Start with a Beginning Balance
A proper cash flow calculation starts with determining the beginning balance of your cash accounts. This is not just your collective bank account balances. Subtract any outstanding checks or other charges and add any uncleared deposits to arrive at your actual balance. Hopefully, it’s positive.
Build a Cash Flow Projection
Next, complete a cash flow projection organized on a week-by-week basis for at least the next 13 weeks, or quarter, clarifying the most effective use of resources in the short-term:
Do you need your cash to make payroll, or can you use it on more supplies and equipment?
Should you pay down debt or let your bank balance grow for a while?
A cash flow projection answers these and many other questions.
Review and Update
This last step has two components. First, review your projection side-by-side with your actual results each week. Study variances and understand what caused certain things to happen unexpectedly in your cash flow assumptions.

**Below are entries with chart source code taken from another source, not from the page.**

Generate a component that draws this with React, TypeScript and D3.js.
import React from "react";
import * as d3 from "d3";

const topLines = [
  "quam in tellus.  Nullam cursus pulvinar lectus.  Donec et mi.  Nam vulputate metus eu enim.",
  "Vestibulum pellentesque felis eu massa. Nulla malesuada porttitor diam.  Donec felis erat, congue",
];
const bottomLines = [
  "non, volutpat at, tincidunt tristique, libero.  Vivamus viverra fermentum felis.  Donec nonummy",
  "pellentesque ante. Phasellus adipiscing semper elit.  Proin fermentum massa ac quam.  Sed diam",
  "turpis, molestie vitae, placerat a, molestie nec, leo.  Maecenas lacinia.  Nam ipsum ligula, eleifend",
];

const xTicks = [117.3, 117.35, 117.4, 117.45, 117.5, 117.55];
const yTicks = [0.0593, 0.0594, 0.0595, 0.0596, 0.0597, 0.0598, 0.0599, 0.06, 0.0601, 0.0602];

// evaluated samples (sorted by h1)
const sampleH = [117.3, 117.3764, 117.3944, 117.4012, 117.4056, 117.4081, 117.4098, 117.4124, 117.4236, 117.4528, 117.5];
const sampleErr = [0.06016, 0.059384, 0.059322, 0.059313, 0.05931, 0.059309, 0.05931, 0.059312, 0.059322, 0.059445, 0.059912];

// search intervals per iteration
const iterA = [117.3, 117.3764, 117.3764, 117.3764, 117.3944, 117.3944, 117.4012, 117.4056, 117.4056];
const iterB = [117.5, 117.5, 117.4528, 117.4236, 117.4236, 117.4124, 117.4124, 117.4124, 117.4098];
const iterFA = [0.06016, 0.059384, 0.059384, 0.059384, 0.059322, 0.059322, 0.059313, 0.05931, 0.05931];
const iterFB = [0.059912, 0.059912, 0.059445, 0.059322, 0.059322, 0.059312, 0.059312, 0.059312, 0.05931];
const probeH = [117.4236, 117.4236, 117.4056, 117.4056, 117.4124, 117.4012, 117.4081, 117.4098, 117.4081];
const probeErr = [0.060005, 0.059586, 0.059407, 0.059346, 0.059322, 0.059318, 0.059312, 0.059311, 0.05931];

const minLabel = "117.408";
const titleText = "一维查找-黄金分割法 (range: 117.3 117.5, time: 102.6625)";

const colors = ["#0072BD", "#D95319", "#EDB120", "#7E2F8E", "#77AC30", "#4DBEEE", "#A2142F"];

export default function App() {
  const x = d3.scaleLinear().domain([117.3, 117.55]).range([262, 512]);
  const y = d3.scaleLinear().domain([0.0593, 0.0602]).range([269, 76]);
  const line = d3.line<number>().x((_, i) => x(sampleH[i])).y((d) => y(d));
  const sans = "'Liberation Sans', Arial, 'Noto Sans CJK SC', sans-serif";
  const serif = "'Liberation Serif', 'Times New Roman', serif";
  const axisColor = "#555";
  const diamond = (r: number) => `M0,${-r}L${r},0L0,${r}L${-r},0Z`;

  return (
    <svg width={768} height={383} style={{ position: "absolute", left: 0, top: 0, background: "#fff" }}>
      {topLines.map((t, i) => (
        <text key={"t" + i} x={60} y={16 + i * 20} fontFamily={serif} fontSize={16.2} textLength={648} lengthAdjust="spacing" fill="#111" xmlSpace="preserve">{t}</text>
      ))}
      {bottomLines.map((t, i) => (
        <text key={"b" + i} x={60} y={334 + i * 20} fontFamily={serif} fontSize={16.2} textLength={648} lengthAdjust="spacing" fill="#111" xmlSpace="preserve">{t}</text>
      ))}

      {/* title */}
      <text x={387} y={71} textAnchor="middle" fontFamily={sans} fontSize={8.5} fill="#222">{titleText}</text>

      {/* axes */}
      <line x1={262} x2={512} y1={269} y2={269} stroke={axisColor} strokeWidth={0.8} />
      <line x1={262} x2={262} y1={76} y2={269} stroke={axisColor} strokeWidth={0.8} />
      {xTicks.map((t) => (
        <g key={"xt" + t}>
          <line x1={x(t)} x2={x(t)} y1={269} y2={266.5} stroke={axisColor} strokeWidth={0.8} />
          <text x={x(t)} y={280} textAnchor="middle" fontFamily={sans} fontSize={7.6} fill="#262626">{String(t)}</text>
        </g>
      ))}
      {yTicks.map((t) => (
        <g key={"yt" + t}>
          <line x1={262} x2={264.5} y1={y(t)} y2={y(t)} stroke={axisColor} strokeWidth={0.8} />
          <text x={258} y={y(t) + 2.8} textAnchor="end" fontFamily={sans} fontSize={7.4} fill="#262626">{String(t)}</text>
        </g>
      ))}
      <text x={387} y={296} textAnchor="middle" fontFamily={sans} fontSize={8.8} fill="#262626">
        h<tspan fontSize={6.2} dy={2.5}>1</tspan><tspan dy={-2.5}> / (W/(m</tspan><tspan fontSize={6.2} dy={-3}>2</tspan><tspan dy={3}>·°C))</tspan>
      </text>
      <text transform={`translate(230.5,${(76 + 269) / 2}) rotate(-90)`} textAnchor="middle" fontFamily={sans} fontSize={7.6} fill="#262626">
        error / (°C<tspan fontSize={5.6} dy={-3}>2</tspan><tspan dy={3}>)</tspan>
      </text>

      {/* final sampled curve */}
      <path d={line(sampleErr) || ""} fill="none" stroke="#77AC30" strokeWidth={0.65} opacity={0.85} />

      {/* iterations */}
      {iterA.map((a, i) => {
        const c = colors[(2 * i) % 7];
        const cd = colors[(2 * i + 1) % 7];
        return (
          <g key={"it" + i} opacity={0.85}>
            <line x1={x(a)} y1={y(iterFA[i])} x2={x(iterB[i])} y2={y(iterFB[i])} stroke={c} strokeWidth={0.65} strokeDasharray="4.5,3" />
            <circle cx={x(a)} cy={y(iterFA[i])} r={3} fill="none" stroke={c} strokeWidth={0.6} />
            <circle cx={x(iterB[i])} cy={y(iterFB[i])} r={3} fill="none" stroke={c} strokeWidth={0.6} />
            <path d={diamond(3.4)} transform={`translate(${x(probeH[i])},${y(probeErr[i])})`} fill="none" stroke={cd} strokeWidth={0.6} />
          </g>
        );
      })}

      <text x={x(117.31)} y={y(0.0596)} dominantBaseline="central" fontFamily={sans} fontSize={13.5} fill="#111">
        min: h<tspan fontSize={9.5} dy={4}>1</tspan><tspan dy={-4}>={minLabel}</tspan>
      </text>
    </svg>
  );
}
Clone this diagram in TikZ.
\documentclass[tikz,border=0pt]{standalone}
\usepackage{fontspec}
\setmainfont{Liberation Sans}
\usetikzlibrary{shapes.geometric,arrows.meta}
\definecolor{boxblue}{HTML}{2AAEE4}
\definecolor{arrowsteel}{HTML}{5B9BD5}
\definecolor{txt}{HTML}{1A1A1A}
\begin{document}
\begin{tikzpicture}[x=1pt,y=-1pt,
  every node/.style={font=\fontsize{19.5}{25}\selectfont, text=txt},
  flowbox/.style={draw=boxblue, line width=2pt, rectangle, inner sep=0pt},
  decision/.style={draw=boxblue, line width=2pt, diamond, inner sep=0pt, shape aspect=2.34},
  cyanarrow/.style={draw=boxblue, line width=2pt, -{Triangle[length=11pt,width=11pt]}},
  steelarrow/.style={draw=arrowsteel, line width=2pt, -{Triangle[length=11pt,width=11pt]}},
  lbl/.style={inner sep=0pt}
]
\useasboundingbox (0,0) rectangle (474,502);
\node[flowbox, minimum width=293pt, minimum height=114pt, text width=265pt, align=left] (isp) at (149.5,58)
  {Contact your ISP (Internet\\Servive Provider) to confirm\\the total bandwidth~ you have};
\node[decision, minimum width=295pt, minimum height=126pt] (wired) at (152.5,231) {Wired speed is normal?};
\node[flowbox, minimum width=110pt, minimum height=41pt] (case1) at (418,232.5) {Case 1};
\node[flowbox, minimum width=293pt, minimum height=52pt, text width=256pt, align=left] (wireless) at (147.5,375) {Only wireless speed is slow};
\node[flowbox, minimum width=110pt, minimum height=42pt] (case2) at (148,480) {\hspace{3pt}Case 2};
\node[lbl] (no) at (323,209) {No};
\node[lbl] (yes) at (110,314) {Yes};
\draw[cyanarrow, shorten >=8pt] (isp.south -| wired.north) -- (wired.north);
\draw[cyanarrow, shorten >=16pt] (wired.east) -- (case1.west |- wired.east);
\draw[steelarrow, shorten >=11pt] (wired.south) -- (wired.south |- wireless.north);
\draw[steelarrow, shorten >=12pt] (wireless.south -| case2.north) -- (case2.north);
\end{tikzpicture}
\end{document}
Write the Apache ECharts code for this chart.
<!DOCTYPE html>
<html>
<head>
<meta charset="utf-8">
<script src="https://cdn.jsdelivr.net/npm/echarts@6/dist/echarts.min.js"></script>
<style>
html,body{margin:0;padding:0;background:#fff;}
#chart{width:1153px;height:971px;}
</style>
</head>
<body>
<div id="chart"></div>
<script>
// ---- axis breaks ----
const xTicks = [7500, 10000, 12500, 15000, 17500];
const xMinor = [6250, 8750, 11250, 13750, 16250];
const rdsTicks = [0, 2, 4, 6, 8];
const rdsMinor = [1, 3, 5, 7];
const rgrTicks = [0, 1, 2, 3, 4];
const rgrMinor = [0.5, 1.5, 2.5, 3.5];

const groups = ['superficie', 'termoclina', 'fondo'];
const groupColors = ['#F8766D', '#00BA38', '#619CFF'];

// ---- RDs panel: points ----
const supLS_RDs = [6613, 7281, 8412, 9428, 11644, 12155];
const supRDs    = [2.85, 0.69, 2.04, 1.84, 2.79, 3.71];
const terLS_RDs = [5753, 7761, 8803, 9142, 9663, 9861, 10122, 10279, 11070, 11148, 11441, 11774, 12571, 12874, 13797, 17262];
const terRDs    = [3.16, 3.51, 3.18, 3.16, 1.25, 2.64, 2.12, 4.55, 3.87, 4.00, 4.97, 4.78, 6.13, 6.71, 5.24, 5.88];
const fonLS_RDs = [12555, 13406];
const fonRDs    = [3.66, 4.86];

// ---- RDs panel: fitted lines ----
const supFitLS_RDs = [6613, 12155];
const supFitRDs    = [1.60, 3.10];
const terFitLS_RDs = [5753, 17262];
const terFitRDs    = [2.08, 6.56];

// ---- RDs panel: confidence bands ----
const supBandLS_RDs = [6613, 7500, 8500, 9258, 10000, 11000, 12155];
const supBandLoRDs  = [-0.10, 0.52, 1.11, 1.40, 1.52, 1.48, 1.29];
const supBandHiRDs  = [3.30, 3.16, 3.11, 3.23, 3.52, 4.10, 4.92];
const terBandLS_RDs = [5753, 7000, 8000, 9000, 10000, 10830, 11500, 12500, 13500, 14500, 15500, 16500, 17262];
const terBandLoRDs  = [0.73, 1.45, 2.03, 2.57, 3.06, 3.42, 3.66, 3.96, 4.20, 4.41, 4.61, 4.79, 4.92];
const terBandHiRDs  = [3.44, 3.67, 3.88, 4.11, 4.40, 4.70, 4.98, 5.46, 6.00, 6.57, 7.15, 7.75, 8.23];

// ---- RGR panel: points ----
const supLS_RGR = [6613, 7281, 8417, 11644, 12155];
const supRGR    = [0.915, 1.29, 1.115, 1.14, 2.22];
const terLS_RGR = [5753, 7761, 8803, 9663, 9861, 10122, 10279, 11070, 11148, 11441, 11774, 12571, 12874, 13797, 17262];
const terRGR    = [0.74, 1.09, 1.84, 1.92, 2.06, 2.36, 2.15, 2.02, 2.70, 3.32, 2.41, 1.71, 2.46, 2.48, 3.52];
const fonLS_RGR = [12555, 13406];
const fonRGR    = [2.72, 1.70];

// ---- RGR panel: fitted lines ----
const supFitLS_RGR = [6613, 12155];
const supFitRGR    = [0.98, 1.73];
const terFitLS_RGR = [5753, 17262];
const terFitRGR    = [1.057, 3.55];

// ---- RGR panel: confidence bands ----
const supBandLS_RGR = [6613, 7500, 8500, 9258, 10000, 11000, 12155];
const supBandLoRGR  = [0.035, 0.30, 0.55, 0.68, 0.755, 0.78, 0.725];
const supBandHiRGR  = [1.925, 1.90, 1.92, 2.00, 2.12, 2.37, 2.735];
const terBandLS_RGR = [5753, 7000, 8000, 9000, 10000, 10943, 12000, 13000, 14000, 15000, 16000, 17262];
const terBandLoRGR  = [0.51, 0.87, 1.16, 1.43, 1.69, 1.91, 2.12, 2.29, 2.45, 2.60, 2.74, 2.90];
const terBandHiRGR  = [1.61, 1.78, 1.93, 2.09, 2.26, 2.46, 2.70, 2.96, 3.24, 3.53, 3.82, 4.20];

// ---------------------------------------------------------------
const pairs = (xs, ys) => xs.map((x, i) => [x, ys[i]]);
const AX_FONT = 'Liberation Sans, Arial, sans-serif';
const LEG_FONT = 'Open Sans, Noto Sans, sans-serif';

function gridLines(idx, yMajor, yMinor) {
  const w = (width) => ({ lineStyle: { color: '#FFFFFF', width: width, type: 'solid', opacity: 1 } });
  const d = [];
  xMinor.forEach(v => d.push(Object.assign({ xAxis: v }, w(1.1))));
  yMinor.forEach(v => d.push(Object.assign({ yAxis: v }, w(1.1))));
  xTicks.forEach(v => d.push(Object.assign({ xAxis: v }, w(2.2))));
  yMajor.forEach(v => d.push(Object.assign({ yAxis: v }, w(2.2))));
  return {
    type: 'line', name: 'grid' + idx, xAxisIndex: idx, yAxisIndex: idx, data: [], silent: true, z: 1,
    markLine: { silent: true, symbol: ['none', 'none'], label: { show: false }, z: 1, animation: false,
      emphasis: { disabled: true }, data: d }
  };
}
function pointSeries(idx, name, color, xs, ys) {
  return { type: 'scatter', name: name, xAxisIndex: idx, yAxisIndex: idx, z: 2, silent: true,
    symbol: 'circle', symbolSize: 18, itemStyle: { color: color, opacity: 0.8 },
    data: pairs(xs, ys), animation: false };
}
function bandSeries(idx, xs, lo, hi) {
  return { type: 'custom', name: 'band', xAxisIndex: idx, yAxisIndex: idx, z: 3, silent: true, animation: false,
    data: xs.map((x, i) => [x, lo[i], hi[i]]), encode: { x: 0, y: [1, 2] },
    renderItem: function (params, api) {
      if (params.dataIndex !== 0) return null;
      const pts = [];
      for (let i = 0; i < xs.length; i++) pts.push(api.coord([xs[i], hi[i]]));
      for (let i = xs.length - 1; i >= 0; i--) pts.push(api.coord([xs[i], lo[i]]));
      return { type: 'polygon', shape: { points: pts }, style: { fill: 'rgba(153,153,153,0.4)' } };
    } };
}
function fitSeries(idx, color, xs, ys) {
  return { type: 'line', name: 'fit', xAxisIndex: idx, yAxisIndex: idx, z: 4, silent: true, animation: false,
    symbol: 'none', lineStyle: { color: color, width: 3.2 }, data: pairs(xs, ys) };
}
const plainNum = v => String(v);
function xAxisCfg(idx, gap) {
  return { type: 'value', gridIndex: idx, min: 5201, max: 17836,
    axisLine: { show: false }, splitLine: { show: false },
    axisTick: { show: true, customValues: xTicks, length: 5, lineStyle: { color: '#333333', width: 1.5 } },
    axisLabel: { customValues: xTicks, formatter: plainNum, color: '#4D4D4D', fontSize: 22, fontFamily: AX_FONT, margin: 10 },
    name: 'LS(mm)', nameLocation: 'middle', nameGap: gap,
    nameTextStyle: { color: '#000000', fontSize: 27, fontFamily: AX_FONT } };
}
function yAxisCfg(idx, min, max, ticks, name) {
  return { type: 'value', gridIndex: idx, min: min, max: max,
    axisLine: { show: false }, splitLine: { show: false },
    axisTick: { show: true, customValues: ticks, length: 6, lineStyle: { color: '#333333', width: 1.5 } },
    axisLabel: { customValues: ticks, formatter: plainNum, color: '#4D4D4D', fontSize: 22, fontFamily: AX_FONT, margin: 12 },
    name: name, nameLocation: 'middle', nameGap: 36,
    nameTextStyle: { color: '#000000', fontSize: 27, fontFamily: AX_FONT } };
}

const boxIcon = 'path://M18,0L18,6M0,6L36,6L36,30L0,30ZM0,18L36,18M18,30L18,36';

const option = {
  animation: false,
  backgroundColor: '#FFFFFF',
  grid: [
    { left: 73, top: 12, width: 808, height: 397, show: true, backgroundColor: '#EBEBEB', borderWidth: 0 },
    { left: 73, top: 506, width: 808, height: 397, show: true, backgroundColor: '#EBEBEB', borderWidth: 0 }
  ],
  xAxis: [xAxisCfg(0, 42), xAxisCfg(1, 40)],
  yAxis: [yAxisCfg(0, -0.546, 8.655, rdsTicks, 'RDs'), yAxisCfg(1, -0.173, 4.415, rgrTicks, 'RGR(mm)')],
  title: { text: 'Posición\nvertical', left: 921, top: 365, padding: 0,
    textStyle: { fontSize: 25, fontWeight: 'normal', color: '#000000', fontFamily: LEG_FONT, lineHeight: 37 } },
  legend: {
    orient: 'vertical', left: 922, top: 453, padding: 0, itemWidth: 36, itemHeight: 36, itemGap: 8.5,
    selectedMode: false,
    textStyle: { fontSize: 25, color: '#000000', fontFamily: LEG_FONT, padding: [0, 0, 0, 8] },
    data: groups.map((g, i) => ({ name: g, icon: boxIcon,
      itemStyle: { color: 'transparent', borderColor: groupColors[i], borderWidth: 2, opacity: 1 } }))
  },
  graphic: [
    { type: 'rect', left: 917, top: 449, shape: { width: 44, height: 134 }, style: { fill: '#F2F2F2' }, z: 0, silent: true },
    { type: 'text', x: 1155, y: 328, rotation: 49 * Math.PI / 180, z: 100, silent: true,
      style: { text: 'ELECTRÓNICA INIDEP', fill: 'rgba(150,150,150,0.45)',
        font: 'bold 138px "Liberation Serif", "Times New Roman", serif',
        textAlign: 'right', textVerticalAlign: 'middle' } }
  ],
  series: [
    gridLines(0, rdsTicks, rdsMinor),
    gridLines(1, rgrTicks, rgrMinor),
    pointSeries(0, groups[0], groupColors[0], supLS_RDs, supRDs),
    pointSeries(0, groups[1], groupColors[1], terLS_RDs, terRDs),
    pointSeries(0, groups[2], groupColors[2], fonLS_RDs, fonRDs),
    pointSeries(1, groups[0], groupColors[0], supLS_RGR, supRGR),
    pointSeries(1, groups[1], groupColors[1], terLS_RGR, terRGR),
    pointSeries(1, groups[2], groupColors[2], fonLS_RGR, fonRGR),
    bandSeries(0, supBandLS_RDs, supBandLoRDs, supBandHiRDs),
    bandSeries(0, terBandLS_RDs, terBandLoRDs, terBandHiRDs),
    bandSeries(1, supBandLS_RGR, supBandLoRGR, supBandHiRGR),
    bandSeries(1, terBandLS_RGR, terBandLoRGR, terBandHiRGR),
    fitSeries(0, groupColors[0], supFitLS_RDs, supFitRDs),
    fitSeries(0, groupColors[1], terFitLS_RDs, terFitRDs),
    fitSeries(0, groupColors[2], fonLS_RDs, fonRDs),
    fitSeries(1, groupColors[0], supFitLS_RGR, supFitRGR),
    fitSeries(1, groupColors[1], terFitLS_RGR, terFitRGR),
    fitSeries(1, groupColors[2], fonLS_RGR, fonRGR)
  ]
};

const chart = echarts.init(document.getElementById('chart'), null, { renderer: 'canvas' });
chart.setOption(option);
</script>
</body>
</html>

Second, update your projection with what you learn during your variance analysis as well as new items, bills, payments, or inflows that arose during the last week. You’ll be amazed how accurate your forecast becomes after just a couple months of this weekly exercise. More importantly, your confidence in your projections as a decision-making tool will grow, and you’ll start making better decisions with your short-term cash flow. Also, be sure to add an additional week of forecasted information each week, making sure you always have a forecast of your cash flow for the next 13 weeks.
Most businesses fail to have a clear picture of their cash flow in the short-term, hoping they have enough to meet financial obligations and save a little extra for a rainy day. But if you build a cash flow projection, you will bring substantial clarity to your most vital resource and how you can best use it.